On one hand, it is easy enough to imagine the self-appointed leader of the coming Caliphate reacting to the belief that an event as paradigm-shattering as the World Trade Center’s destruction could only have been cooked up by the wily white men of the Bush administration. Bin Laden may have found this position amusing. Or he could have been angry at the purloining of his authorship. Conversely, if you take the position that the buildings were brought down not by 19 barely trained men with box cutters but rather as the result of a “controlled demolition,” bin Laden was perhaps curious about what transpired in his name. From the early anti-Soviet mujahideen days in Peshawar, through the rushed flights of his relatives out of the country after 9/11, to the secret burial at sea, bin Laden’s entire career has struck many as a saga of strained credulity.

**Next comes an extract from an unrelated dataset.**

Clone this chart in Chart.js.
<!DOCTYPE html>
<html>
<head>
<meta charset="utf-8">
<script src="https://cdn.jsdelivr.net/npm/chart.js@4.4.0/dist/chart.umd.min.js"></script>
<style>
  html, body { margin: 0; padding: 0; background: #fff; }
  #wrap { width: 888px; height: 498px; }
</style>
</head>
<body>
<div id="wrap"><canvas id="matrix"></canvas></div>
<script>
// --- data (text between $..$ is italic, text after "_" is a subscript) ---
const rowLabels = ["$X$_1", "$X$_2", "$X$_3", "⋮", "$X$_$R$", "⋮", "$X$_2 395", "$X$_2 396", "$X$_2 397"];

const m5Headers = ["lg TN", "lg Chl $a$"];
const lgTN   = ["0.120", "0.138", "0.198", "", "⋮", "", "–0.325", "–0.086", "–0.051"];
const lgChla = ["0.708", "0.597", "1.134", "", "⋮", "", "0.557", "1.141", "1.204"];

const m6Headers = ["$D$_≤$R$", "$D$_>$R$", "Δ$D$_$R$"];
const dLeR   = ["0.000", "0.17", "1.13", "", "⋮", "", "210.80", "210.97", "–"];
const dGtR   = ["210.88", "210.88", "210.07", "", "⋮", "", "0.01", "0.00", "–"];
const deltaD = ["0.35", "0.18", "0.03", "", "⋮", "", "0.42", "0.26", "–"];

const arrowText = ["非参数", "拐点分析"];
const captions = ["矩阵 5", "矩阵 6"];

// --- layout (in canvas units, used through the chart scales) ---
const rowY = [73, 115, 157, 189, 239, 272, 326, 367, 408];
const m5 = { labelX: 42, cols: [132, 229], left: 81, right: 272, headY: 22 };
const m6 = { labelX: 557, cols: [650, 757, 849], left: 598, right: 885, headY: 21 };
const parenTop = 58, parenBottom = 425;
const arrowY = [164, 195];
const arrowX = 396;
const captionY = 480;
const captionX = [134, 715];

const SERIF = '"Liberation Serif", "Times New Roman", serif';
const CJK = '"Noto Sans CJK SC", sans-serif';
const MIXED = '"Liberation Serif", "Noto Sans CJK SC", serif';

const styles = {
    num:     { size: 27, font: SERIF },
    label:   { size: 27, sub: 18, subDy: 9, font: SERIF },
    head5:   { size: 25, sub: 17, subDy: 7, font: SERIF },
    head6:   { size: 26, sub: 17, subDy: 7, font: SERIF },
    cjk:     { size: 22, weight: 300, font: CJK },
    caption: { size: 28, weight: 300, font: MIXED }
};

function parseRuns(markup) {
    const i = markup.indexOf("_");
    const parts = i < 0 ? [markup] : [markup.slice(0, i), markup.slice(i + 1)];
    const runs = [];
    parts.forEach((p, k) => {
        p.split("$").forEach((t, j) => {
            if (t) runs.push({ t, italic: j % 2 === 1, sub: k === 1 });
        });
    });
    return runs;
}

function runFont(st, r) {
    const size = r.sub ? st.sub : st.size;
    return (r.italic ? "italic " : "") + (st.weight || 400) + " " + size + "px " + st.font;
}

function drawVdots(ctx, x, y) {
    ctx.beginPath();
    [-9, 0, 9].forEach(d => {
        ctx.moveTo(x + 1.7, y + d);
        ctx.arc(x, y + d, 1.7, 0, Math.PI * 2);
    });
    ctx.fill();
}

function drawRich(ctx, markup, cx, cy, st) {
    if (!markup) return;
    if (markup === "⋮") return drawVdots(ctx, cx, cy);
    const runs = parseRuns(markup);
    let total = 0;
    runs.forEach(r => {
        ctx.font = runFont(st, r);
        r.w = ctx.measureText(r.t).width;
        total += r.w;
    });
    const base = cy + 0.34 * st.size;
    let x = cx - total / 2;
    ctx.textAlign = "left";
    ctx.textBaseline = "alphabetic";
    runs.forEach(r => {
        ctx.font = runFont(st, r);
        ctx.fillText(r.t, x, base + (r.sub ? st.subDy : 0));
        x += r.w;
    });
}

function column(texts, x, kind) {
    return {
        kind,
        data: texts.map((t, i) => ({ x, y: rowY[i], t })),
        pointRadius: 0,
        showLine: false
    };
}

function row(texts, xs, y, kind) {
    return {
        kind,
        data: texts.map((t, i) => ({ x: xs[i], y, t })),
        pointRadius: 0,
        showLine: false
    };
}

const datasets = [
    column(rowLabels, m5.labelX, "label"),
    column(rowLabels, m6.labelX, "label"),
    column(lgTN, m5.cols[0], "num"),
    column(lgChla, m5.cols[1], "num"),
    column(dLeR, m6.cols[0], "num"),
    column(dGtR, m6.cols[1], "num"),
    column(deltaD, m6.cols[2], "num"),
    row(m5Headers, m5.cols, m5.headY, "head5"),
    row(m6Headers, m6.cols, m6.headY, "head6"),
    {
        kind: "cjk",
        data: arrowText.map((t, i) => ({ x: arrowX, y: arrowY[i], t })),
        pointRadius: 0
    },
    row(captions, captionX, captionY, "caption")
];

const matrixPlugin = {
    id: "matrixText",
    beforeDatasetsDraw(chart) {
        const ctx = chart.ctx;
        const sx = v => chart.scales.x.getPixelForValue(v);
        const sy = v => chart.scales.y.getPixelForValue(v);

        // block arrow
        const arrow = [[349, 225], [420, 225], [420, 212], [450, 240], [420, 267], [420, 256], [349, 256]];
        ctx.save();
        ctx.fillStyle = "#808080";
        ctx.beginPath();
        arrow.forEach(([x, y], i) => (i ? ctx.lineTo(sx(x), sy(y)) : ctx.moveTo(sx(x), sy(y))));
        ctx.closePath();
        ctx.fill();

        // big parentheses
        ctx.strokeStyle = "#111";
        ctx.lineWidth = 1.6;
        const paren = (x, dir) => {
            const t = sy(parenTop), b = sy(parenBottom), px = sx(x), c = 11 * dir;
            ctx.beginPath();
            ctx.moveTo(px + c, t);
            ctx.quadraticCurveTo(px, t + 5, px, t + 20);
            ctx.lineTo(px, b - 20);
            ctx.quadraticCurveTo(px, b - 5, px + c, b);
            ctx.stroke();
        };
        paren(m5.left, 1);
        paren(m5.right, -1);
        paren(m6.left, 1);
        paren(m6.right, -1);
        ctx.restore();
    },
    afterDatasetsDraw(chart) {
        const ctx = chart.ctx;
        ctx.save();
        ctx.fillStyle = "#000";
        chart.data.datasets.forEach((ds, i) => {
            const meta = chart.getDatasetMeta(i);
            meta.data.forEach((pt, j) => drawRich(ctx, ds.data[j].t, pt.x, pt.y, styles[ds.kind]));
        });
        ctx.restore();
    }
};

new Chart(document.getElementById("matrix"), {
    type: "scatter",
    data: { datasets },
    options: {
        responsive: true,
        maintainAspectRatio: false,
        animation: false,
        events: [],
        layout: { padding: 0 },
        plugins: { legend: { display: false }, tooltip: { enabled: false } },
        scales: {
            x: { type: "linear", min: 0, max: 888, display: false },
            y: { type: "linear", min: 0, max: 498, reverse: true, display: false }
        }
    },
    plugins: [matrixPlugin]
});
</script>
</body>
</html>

This bookshelf episode, coming as it does in the wake of the Seymour Hersh/Frontline critique of the federal-issue Zero Dark Thirty narrative, is no different. From the inclusion of the Steve Jackson New World Order role-playing card game based on the works of ultratrickster Robert Anton Wilson and two (!) volumes from noted Muslim extremist Noam Chomsky, the entire list strikes even the barely skeptical as the work of post-Onion cybernauts wagging the governmental dog from a burrow deep beneath the Silk Road. Either that, or some second-level functionary’s notion of what an international terrorist should be reading.

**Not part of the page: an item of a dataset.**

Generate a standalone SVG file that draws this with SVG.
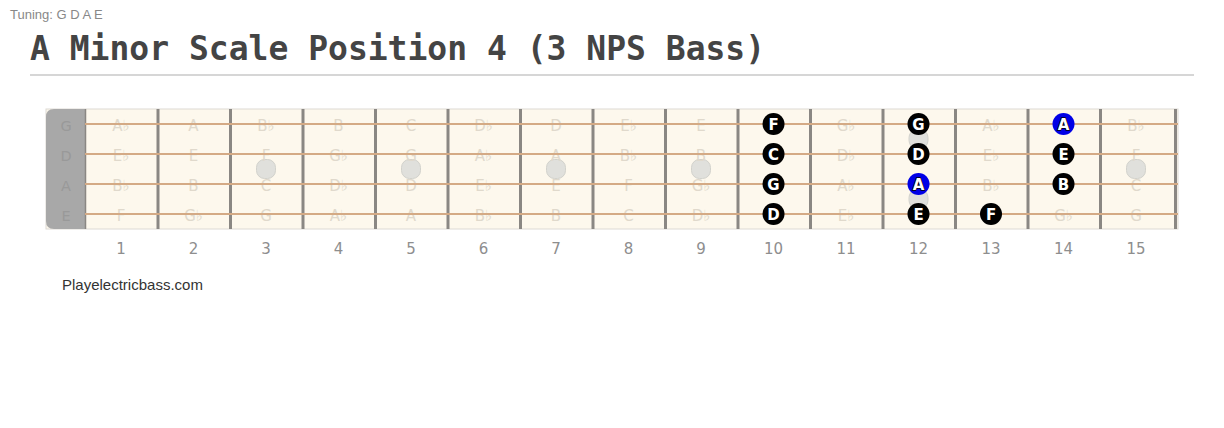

Then again, bin Laden, a momma’s boy (his father had more than 50 children but he was his mother’s only son), might have just enjoyed curling up with a hefty, conspiratorial, right-wing libertarian read. Items like Bloodlines of the Illuminati by the convicted bank robber and alleged Christian Identity militia man Fritz Springmeier might have struck the bored, dragooned OBL as a guilty pleasure, with its cartoon characterizations of the Bilderbergian ways of Astor, Dupont, Kennedy, Onassis, Rockefeller, and Rothschild clans, plus Ted Bundy. Ditto The Secrets of the Federal Reserve, by the way-past–Ron Paul, anti-Semitic Ezra Pound coat-holder Eustace Mullins. The works of Antony Sutton, however, offer a more nuanced insight to the princely Saudi’s apparent class ambivalence. Sutton’s 1982 book America’s Secret Establishment (which lists the membership of Yale’s Skull & Bones society) remains a classic of anti-Eastern elitism. But it was books like The Best Enemy Money Can Buy, about how Wall Street financed the rise of the Soviet Union, that got Sutton fired from his chair at Stanford’s Hoover Institute. Bin Laden had that one, too.

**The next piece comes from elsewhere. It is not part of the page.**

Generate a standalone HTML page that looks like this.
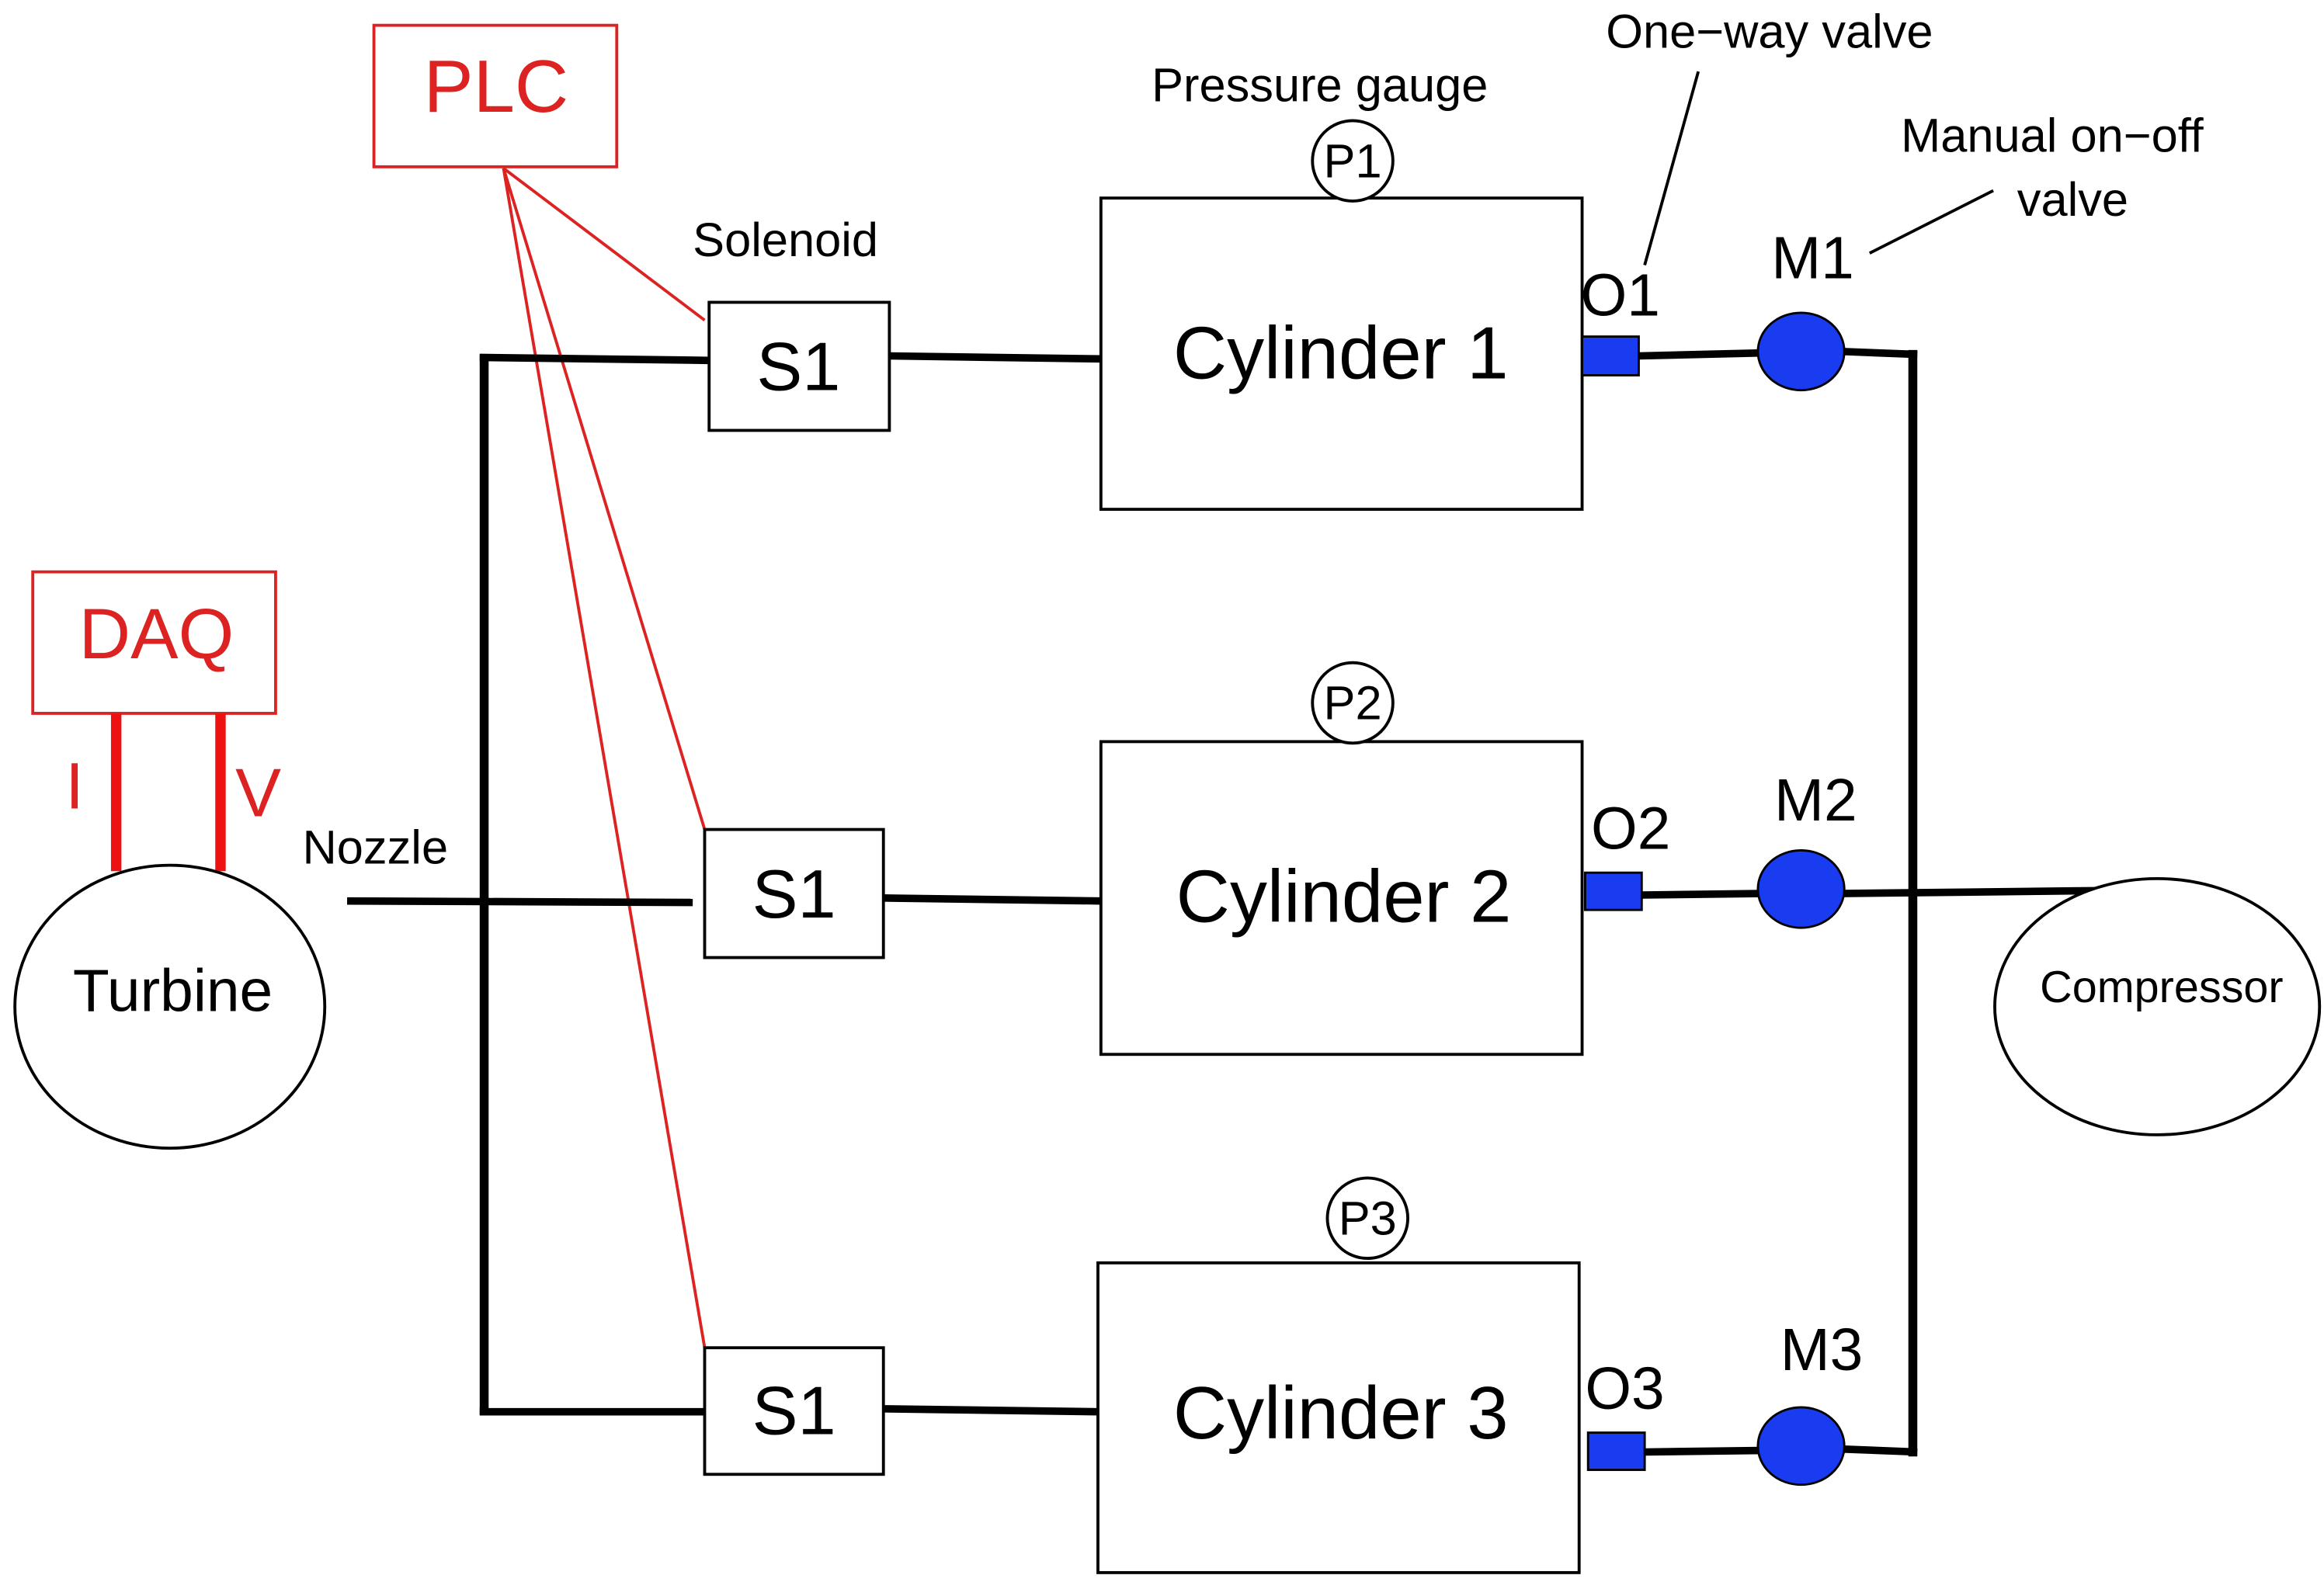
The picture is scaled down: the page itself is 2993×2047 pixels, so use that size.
<!DOCTYPE html>
<html><head><meta charset="utf-8"><style>
html,body{margin:0;padding:0;background:#fff;}
svg{display:block;}
text{font-family:"Liberation Sans",Arial,sans-serif;}
</style></head><body>
<svg width="2993" height="2047" viewBox="0 0 1560 1067" preserveAspectRatio="none" xmlns="http://www.w3.org/2000/svg">
<rect width="1560" height="1067" fill="#fff"/>
<!-- PLC -->
<rect x="251" y="17" width="163" height="95" fill="none" stroke="#d22" stroke-width="2"/>
<text x="333" y="75" font-size="50" fill="#d22" text-anchor="middle">PLC</text>
<g stroke="#d22" stroke-width="2">
<line x1="338" y1="113" x2="473" y2="215"/>
<line x1="338" y1="113" x2="473" y2="557"/>
<line x1="338" y1="113" x2="473" y2="905"/>
</g>
<!-- DAQ -->
<rect x="22" y="384" width="163" height="95" fill="none" stroke="#d22" stroke-width="2"/>
<text x="105" y="442" font-size="48" fill="#d22" text-anchor="middle">DAQ</text>
<line x1="78" y1="479" x2="78" y2="585" stroke="#e11" stroke-width="7"/>
<line x1="148" y1="479" x2="148" y2="585" stroke="#e11" stroke-width="7"/>
<text x="44" y="543" font-size="44" fill="#d22">I</text>
<text x="158" y="548" font-size="46" fill="#d22">V</text>
<!-- Turbine -->
<ellipse cx="114" cy="676" rx="104" ry="95" fill="#fff" stroke="#000" stroke-width="2"/>
<text x="116" y="679" font-size="40" text-anchor="middle">Turbine</text>
<text x="203" y="580" font-size="32">Nozzle</text>
<!-- black piping -->
<g stroke="#000" stroke-width="5" fill="none">
<line x1="233" y1="605" x2="465" y2="606"/>
<line x1="325" y1="238" x2="325" y2="950" stroke-width="6"/>
<line x1="322" y1="240" x2="476" y2="242"/>
<line x1="322" y1="948" x2="473" y2="948"/>
<line x1="597" y1="239" x2="739" y2="241"/>
<line x1="593" y1="603" x2="739" y2="605"/>
<line x1="593" y1="946" x2="738" y2="948"/>
<line x1="1100" y1="239" x2="1182" y2="237"/>
<line x1="1102" y1="601" x2="1182" y2="600"/>
<line x1="1104" y1="975" x2="1182" y2="974"/>
<line x1="1284" y1="235" x2="1284" y2="978" stroke-width="6"/>
<line x1="1236" y1="236" x2="1287" y2="238"/>
<line x1="1236" y1="973" x2="1287" y2="975"/>
<line x1="1236" y1="600" x2="1412" y2="598"/>
</g>
<!-- S1 boxes -->
<g fill="#fff" stroke="#000" stroke-width="2">
<rect x="476" y="203" width="121" height="86"/>
<rect x="473" y="557" width="120" height="86"/>
<rect x="473" y="905" width="120" height="85"/>
</g>
<g font-size="46" text-anchor="middle">
<text x="536" y="262">S1</text>
<text x="533" y="616">S1</text>
<text x="533" y="963">S1</text>
</g>
<text x="465" y="172" font-size="32">Solenoid</text>
<!-- Cylinders -->
<g fill="#fff" stroke="#000" stroke-width="2">
<rect x="739" y="133" width="323" height="209"/>
<rect x="739" y="498" width="323" height="210"/>
<rect x="737" y="848" width="323" height="208"/>
</g>
<g font-size="50" text-anchor="middle">
<text x="900" y="254">Cylinder 1</text>
<text x="902" y="619">Cylinder 2</text>
<text x="900" y="966">Cylinder 3</text>
</g>
<!-- Pressure gauges -->
<g fill="#fff" stroke="#000" stroke-width="2">
<circle cx="908" cy="108" r="27"/>
<circle cx="908" cy="472" r="27"/>
<circle cx="918" cy="818" r="27"/>
</g>
<g font-size="32" text-anchor="middle">
<text x="908" y="119">P1</text>
<text x="908" y="483">P2</text>
<text x="918" y="829">P3</text>
</g>
<text x="773" y="68" font-size="32">Pressure gauge</text>
<!-- One-way valves -->
<g fill="#1a3cf0" stroke="#000" stroke-width="1.5">
<rect x="1062" y="226" width="38" height="26"/>
<rect x="1064" y="586" width="38" height="25"/>
<rect x="1066" y="962" width="38" height="25"/>
</g>
<g font-size="40">
<text x="1061" y="212">O1</text>
<text x="1068" y="570">O2</text>
<text x="1064" y="946">O3</text>
</g>
<!-- Manual valves -->
<g fill="#1a3cf0" stroke="#000" stroke-width="1.5">
<ellipse cx="1209" cy="236" rx="29" ry="26"/>
<ellipse cx="1209" cy="597" rx="29" ry="26"/>
<ellipse cx="1209" cy="971" rx="29" ry="26"/>
</g>
<g font-size="40">
<text x="1189" y="187">M1</text>
<text x="1191" y="551">M2</text>
<text x="1195" y="920">M3</text>
</g>
<!-- Compressor -->
<ellipse cx="1448" cy="676" rx="109" ry="86" fill="#fff" stroke="#000" stroke-width="2"/>
<text x="1451" y="673" font-size="30" text-anchor="middle">Compressor</text>
<!-- annotations -->
<text x="1078" y="32" font-size="32">One−way valve</text>
<line x1="1140" y1="48" x2="1104" y2="178" stroke="#000" stroke-width="2"/>
<text x="1276" y="102" font-size="32">Manual on−off</text>
<text x="1354" y="145" font-size="32">valve</text>
<line x1="1338" y1="128" x2="1255" y2="170" stroke="#000" stroke-width="2"/>
</svg>
</body></html>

Probably the most surprising book here, though, is Manly P. Hall’s The Secret Teachings of All Ages. Written in 1928 amid a spiritual uplift in Los Angeles that produced Pentecostalism, Hall, who was 27 then, said his massive 50-chapter omnibus of religious traditions was dedicated to “the proposition that concealed within the emblematic figures, allegories and rituals of the ancients is a secret doctrine concerning the inner mysteries of life.” Densely, floridly written, containing lugubrious discursions on the occultism of Kabbalah, alchemy, tarot, ceremonial magic, neo-Platonic philosophy, Rosicrucianism, and that fav old enemy, Freemasonry, The Secret Teachings of All Ages is one of those books nobody ever finishes. If only Osama had picked it up as a young man, he might have become engrossed in Hall’s thicket and never gotten around to taking on whatever role he played in the death of 3,000 people at the World Trade Center.